**Your task**
Extract the lines up to and including the one that contains "fem_g3 = [199, 249, 298, 342]", starting with the first line of the entries below, and omit the pictures.

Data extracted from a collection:
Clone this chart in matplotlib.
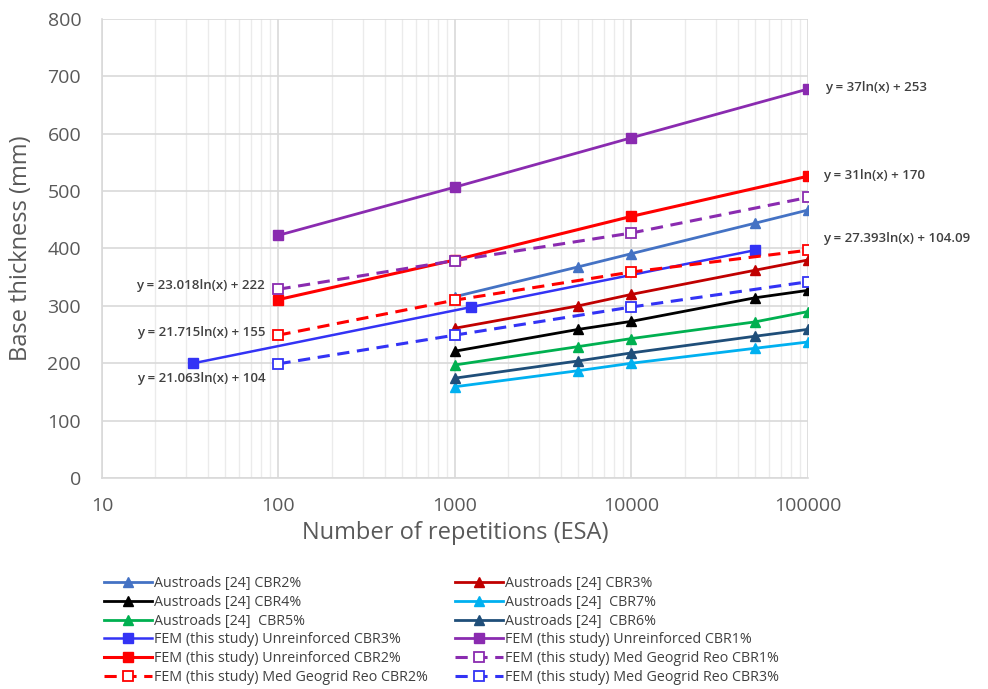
import numpy as np
import matplotlib
matplotlib.use("Agg")
import matplotlib.pyplot as plt
from matplotlib.ticker import LogLocator, FixedLocator, NullFormatter

plt.rcParams["font.family"] = ["Open Sans", "DejaVu Sans"]

# Austroads [24] design curves (triangles)
aus_x = [1000, 5000, 10000, 50000, 100000]
aus_cbr2 = [316, 368, 391, 444, 467]
aus_cbr3 = [261, 300, 320, 362, 380]
aus_cbr4 = [221, 259, 273, 314, 327]
aus_cbr5 = [197, 229, 243, 272, 290]
aus_cbr6 = [174, 204, 218, 247, 259]
aus_cbr7 = [159, 187, 200, 226, 237]

# FEM (this study)
fem_u3_x = [33, 1240, 50000]
fem_u3 = [200, 298, 397]
fem_x = [100, 1000, 10000, 100000]
fem_u1 = [423, 507, 593, 678]
fem_u2 = [311, 380, 456, 526]
fem_g1 = [329, 379, 427, 489]
fem_g2 = [249, 310, 359, 397]
fem_g3 = [199, 249, 298, 342]

# trendline equations shown on the chart
eq_labels = ["y = 37ln(x) + 253", "y = 31ln(x) + 170", "y = 27.393ln(x) + 104.09",
             "y = 23.018ln(x) + 222", "y = 21.715ln(x) + 155", "y = 21.063ln(x) + 104"]

C_AUS2 = "#4472C4"
C_AUS3 = "#C00000"
C_AUS4 = "#000000"
C_AUS5 = "#00B050"
C_AUS6 = "#1F4E79"
C_AUS7 = "#00B0F0"
C_BLUE = "#3333F5"
C_PURP = "#8A2BB0"
C_RED = "#FF0000"

fig = plt.figure(figsize=(9.88, 6.89), dpi=100)
ax = fig.add_axes([0.1032, 0.3063, 0.7146, 0.6661])

tri = dict(marker="^", ms=7, lw=2)
h = {}
h["a2"], = ax.plot(aus_x, aus_cbr2, color=C_AUS2, label="Austroads [24] CBR2%", **tri)
h["a3"], = ax.plot(aus_x, aus_cbr3, color=C_AUS3, label="Austroads [24] CBR3%", **tri)
h["a4"], = ax.plot(aus_x, aus_cbr4, color=C_AUS4, label="Austroads [24] CBR4%", **tri)
h["a7"], = ax.plot(aus_x, aus_cbr7, color=C_AUS7, label="Austroads [24]  CBR7%", **tri)
h["a5"], = ax.plot(aus_x, aus_cbr5, color=C_AUS5, label="Austroads [24]  CBR5%", **tri)
h["a6"], = ax.plot(aus_x, aus_cbr6, color=C_AUS6, label="Austroads [24]  CBR6%", **tri)

sq = dict(marker="s", ms=7.5)
h["u3"], = ax.plot(fem_u3_x, fem_u3, color=C_BLUE, lw=1.8,
                   label="FEM (this study) Unreinforced CBR3%", **sq)
h["u1"], = ax.plot(fem_x, fem_u1, color=C_PURP, lw=2,
                   label="FEM (this study) Unreinforced CBR1%", **sq)
h["u2"], = ax.plot(fem_x, fem_u2, color=C_RED, lw=2.2,
                   label="FEM (this study) Unreinforced CBR2%", **sq)
open_sq = dict(marker="s", ms=7.5, mfc="white", mew=1.3, ls=(0, (4, 2.5)), lw=2.2)
h["g1"], = ax.plot(fem_x, fem_g1, color=C_PURP,
                   label="FEM (this study) Med Geogrid Reo CBR1%", **open_sq)
h["g2"], = ax.plot(fem_x, fem_g2, color=C_RED,
                   label="FEM (this study) Med Geogrid Reo CBR2%", **open_sq)
h["g3"], = ax.plot(fem_x, fem_g3, color=C_BLUE,
                   label="FEM (this study) Med Geogrid Reo CBR3%", **open_sq)

# equation labels
eq_kw = dict(fontsize=9.5, color="#404040", fontweight="semibold")
ax.text(1.25e5, 681, eq_labels[0], va="center", ha="left", clip_on=False, **eq_kw)
ax.text(1.21e5, 528, eq_labels[1], va="center", ha="left", clip_on=False, **eq_kw)
ax.text(1.21e5, 418, eq_labels[2], va="center", ha="left", clip_on=False, **eq_kw)
ax.text(84, 336, eq_labels[3], va="center", ha="right", **eq_kw)
ax.text(84, 253, eq_labels[4], va="center", ha="right", **eq_kw)
ax.text(15.8, 174, eq_labels[5], va="center", ha="left", **eq_kw)

ax.set_xscale("log")
ax.set_xlim(10, 100000)
ax.set_ylim(0, 800)
ax.xaxis.set_major_locator(FixedLocator([10, 100, 1000, 10000, 100000]))
ax.set_xticklabels(["10", "100", "1000", "10000", "100000"])
ax.xaxis.set_minor_locator(LogLocator(base=10, subs=np.arange(2, 10)))
ax.xaxis.set_minor_formatter(NullFormatter())
ax.set_yticks(np.arange(0, 801, 100))

ax.grid(True, which="major", color="#D9D9D9", lw=1.2)
ax.grid(True, which="minor", axis="x", color="#EBEBEB", lw=1.0)
ax.set_axisbelow(True)
for s in ["top", "right"]:
    ax.spines[s].set_visible(False)
for s in ["left", "bottom"]:
    ax.spines[s].set_color("#D9D9D9")
    ax.spines[s].set_linewidth(1.2)
ax.tick_params(which="both", length=0, labelsize=14, labelcolor="#595959")
ax.tick_params(axis="y", pad=15)
ax.tick_params(axis="x", pad=14)

ax.set_xlabel("Number of repetitions (ESA)", fontsize=17, color="#595959", labelpad=4)
ax.set_ylabel("Base thickness (mm)", fontsize=17, color="#595959")
ax.yaxis.set_label_coords(-0.098, 0.5)

order = ["a2", "a4", "a5", "u3", "u2", "g2", "a3", "a7", "a6", "u1", "g1", "g3"]
fig.legend([h[k] for k in order], [h[k].get_label() for k in order],
           ncol=2, frameon=False, fontsize=10.3, loc="upper left",
           bbox_to_anchor=(0.099, 0.172), handlelength=3.4, handletextpad=0.1,
           labelspacing=0.26, columnspacing=1.9, borderaxespad=0,
           labelcolor="#404040")

fig.savefig("out.png", dpi=100)
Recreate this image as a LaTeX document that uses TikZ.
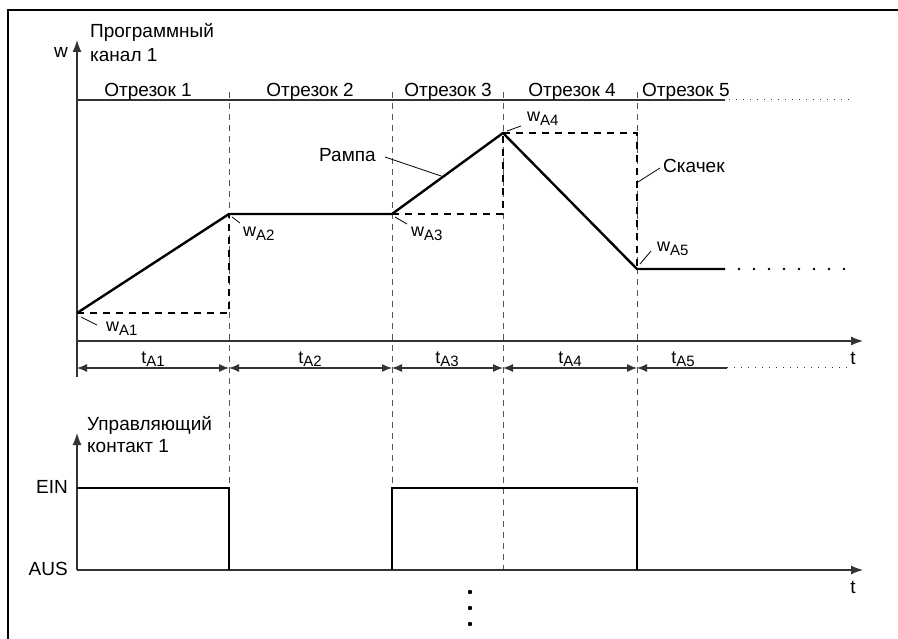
\documentclass[tikz,border=0pt]{standalone}
\usepackage{fontspec}
\setmainfont{Liberation Sans}
\usetikzlibrary{arrows.meta}
\definecolor{axisgray}{HTML}{333333}
\definecolor{guidegray}{HTML}{555555}
\newcommand\subtxt[2]{{\fontsize{18}{18}\selectfont #1}\raisebox{-3.5pt}{\fontsize{15}{15}\selectfont #2}}
\begin{document}
\begin{tikzpicture}[x=1pt,y=-1pt,
  axis/.style={draw=axisgray, line width=1.2pt},
  curve/.style={line width=2.4pt, line join=miter},
  stepdash/.style={line width=2.2pt, dash pattern=on 7pt off 6pt},
  guide/.style={draw=guidegray, line width=0.9pt, dash pattern=on 6pt off 5pt},
  finedots/.style={draw=axisgray, line width=1pt, dash pattern=on 1pt off 6pt},
  bigdots/.style={line width=2.6pt, dash pattern=on 0pt off 15pt, line cap=round},
  lbl/.style={font=\fontsize{19}{24}\selectfont, inner sep=0pt},
  sublbl/.style={inner sep=0pt, anchor=base west},
  leader/.style={line width=0.8pt},
  signal/.style={line width=1.7pt, draw=black},
  bigtip/.style={-{Latex[length=12pt,width=9pt]}},
  dim/.style={axis, {Latex[length=10pt,width=8pt]}-{Latex[length=10pt,width=8pt]}}
]
\useasboundingbox (0,0) rectangle (898,639);
% frame
\draw[line width=2.6pt] (8,639) -- (8,10) -- (898,10);

% guides
\foreach \x/\n in {229/g1,392/g2,503/g3,637/g4}
  \draw[guide] (\x,92) coordinate (\n top) -- (\x,570) coordinate (\n bot);

% segment line
\coordinate (s0) at (77,100);
\coordinate (s1) at (725,100);
\coordinate (s2) at (853,100);
\draw[axis] (s0) -- (s1);
\draw[finedots] (s1) ++(4,0) -- (s2);
\node[lbl, anchor=base] (seg1) at (148,97) {Отрезок 1};
\node[lbl, anchor=base] (seg2) at (310,97) {Отрезок 2};
\node[lbl, anchor=base] (seg3) at (448,97) {Отрезок 3};
\node[lbl, anchor=base] (seg4) at (572,97) {Отрезок 4};
\node[lbl, anchor=base west] (seg5) at (642,97) {Отрезок 5};

% upper axes
\coordinate (yb) at (77,377);
\coordinate (yt) at (77,40);
\draw[axis, bigtip] (yb) -- (yt);
\coordinate (t0) at (77,341);
\coordinate (t1) at (863,341);
\draw[axis, bigtip] (t0) -- (t1);
\node[lbl, anchor=base] (wax) at (61,58) {w};
\node[lbl, anchor=base west] (ch1) at (90,38) {Программный};
\node[lbl, anchor=base west] (ch2) at (90,62) {канал 1};
\node[lbl, anchor=base] (tlab1) at (853,365) {t};

% curve
\coordinate (A1) at (77,313);
\coordinate (A2) at (229,214);
\coordinate (A3) at (392,214);
\coordinate (A4) at (503,133);
\coordinate (A5) at (637,269);
\coordinate (A6) at (725,269);
\coordinate (A7) at (739,269);
\coordinate (A8) at (846,269);
\coordinate (B1) at (229,313);
\coordinate (B3) at (503,214);
\coordinate (B4) at (637,133);
\draw[stepdash] (A1) -- (B1) -- (A2);
\draw[stepdash] (A3) -- (B3) -- (A4);
\draw[stepdash] (A4) -- (B4) -- (A5);
\draw[curve] (A1) -- (A2) -- (A3) -- (A4) -- (A5) -- (A6);
\draw[bigdots] (A7) -- (A8);

% value labels
\node[sublbl] (w1) at (106,332) {\subtxt{w}{A1}};
\draw[leader] (81,317) -- (97,325);
\node[sublbl] (w2) at (243,237) {\subtxt{w}{A2}};
\draw[leader] (232,217) -- (240,223);
\node[sublbl] (w3) at (411,237) {\subtxt{w}{A3}};
\draw[leader] (395,217) -- (407,224);
\node[sublbl] (w4) at (527,122) {\subtxt{w}{A4}};
\draw[leader] (507,131) -- (521,126);
\node[sublbl] (w5) at (657,252) {\subtxt{w}{A5}};
\draw[leader] (640,264) -- (651,251);
\node[lbl, anchor=base west] (ramp) at (319,162) {Рампа};
\draw[leader] (385,157) -- (444,177);
\node[lbl, anchor=base west] (jump) at (663,173) {Скачек};
\draw[leader] (638,182) -- (660,168);

% durations
\coordinate (d0) at (77,368);
\coordinate (d1) at (229,368);
\coordinate (d2) at (392,368);
\coordinate (d3) at (503,368);
\coordinate (d4) at (637,368);
\coordinate (d5) at (727,368);
\coordinate (d6) at (850,368);
\draw[dim] (d0) -- (d1);
\draw[dim] (d1) -- (d2);
\draw[dim] (d2) -- (d3);
\draw[dim] (d3) -- (d4);
\draw[axis, {Latex[length=10pt,width=8pt]}-] (d4) -- (d5);
\draw[finedots] (d5) -- (d6);
\node[sublbl, anchor=base] (tA1) at (153,363) {\subtxt{t}{A1}};
\node[sublbl, anchor=base] (tA2) at (310,363) {\subtxt{t}{A2}};
\node[sublbl, anchor=base] (tA3) at (447,363) {\subtxt{t}{A3}};
\node[sublbl, anchor=base] (tA4) at (570,363) {\subtxt{t}{A4}};
\node[sublbl, anchor=base] (tA5) at (683,363) {\subtxt{t}{A5}};

% lower chart
\coordinate (lb) at (77,570);
\coordinate (lt) at (77,433);
\coordinate (lr) at (863,570);
\draw[axis, bigtip] (lb) -- (lt);
\draw[axis, bigtip] (lb) -- (lr);
\node[lbl, anchor=base west] (ctl1) at (87,430) {Управляющий};
\node[lbl, anchor=base west] (ctl2) at (87,453) {контакт 1};
\node[lbl, anchor=base east] (ein) at (68,493) {EIN};
\node[lbl, anchor=base east] (aus) at (68,575) {AUS};
\node[lbl, anchor=base] (tlab2) at (853,593) {t};
\coordinate (e0) at (77,488);
\coordinate (e1) at (229,488);
\coordinate (e2) at (229,570);
\coordinate (e3) at (392,570);
\coordinate (e4) at (392,488);
\coordinate (e5) at (637,488);
\coordinate (e6) at (637,570);
\draw[signal] (e0) -- (e1) -- (e2);
\draw[signal] (e3) -- (e4) -- (e5) -- (e6);

% continuation dots
\foreach \y/\n in {592/c1,608/c2,624/c3}
  \fill (470,\y) circle (2.2pt) coordinate (\n);
\end{tikzpicture}
\end{document}
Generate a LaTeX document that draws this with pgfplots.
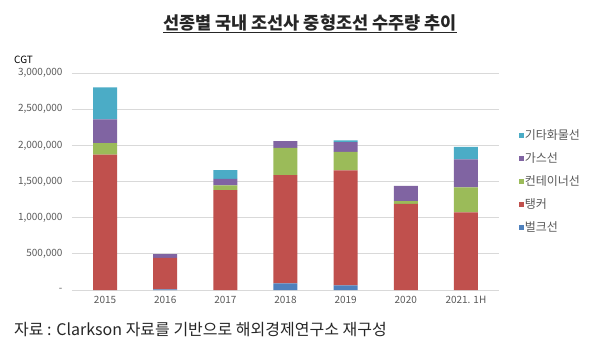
\documentclass[border=0pt]{standalone}
\usepackage{pgfplots}
\pgfplotsset{compat=1.18}
\usepackage{fontspec}
\setmainfont{Noto Sans CJK KR}
\definecolor{cBulk}{HTML}{4F81BD}
\definecolor{cTank}{HTML}{C0504D}
\definecolor{cCont}{HTML}{9BBB59}
\definecolor{cGas}{HTML}{8064A2}
\definecolor{cOther}{HTML}{4BACC6}
\definecolor{tickgray}{HTML}{595959}
\definecolor{gridgray}{HTML}{D9D9D9}
\begin{document}
\begin{tikzpicture}
\path[use as bounding box] (0pt,0pt) rectangle (600pt,-361pt);
\node[font=\fontsize{17.5}{19}\selectfont\bfseries, text=black!85] at (310pt,-24pt) {\underline{선종별 국내 조선사 중형조선 수주량 추이}};
\node[anchor=west, font=\fontsize{10}{12}\selectfont, inner sep=0] at (14pt,-60pt) {CGT};
\node[anchor=west, font=\fontsize{16}{18}\selectfont, inner sep=0, text=black!85] at (14pt,-330pt) {자료 : Clarkson 자료를 기반으로 해외경제연구소 재구성};
\begin{axis}[
  at={(72pt,-290pt)}, anchor=south west,
  scale only axis, width=427pt, height=217pt,
  ybar stacked, bar width=24pt,
  xmin=-0.55, xmax=6.55, ymin=0, ymax=3000000,
  scaled y ticks=false,
  xtick=data, xticklabels={2015,2016,2017,2018,2019,2020,{2021. 1H}},
  ytick={0,500000,1000000,1500000,2000000,2500000,3000000},
  yticklabels={-,{500,000},{1,000,000},{1,500,000},{2,000,000},{2,500,000},{3,000,000}},
  tick label style={font=\fontsize{10}{11}\selectfont, text=tickgray},
  ymajorgrids, grid style={gridgray, line width=0.8pt},
  axis line style={draw=none},
  axis x line*=bottom,
  x axis line style={draw=gridgray, line width=0.8pt},
  major tick length=0pt,
  yticklabel style={xshift=-6pt},
  xticklabel style={yshift=-3pt},
  legend cell align=left,
  reverse legend,
  legend style={at={(1.047,0.74)}, anchor=north west, draw=none, fill=none,
    font=\fontsize{12}{13}\selectfont, text=tickgray, row sep=11pt, inner sep=0pt,
    nodes={inner sep=1pt, text height=8.5pt, text depth=1.5pt}},
  legend image code/.code={\fill[#1] (0pt,-2.25pt) rectangle (4.5pt,2.25pt);},
  every axis plot/.append style={draw=none},
]
\addplot[fill=cBulk] coordinates {(0,0) (1,10000) (2,0) (3,93000) (4,65000) (5,0) (6,0)};
\addplot[fill=cTank] coordinates {(0,1870000) (1,435000) (2,1381000) (3,1495000) (4,1588000) (5,1192000) (6,1073000)};
\addplot[fill=cCont] coordinates {(0,160000) (1,0) (2,65000) (3,378000) (4,257000) (5,37000) (6,345000)};
\addplot[fill=cGas] coordinates {(0,330000) (1,52000) (2,91000) (3,92000) (4,134000) (5,211000) (6,387000)};
\addplot[fill=cOther] coordinates {(0,440000) (1,0) (2,120000) (3,0) (4,26000) (5,0) (6,175000)};
\legend{벌크선,탱커,컨테이너선,가스선,기타화물선}
\end{axis}
\end{tikzpicture}
\end{document}
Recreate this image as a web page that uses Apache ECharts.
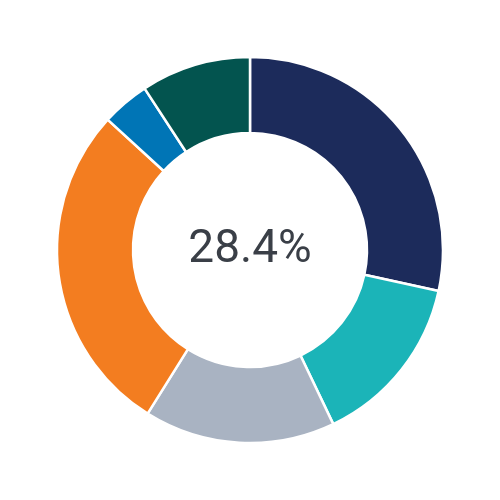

**Written response**
Clone this chart in matplotlib.
import numpy as np
import matplotlib
matplotlib.use("Agg")
import matplotlib.pyplot as plt
from matplotlib.ticker import LogLocator, FixedLocator, NullFormatter

plt.rcParams["font.family"] = ["Open Sans", "DejaVu Sans"]

# Austroads [24] design curves (triangles)
aus_x = [1000, 5000, 10000, 50000, 100000]
aus_cbr2 = [316, 368, 391, 444, 467]
aus_cbr3 = [261, 300, 320, 362, 380]
aus_cbr4 = [221, 259, 273, 314, 327]
aus_cbr5 = [197, 229, 243, 272, 290]
aus_cbr6 = [174, 204, 218, 247, 259]
aus_cbr7 = [159, 187, 200, 226, 237]

# FEM (this study)
fem_u3_x = [33, 1240, 50000]
fem_u3 = [200, 298, 397]
fem_x = [100, 1000, 10000, 100000]
fem_u1 = [423, 507, 593, 678]
fem_u2 = [311, 380, 456, 526]
fem_g1 = [329, 379, 427, 489]
fem_g2 = [249, 310, 359, 397]
fem_g3 = [199, 249, 298, 342]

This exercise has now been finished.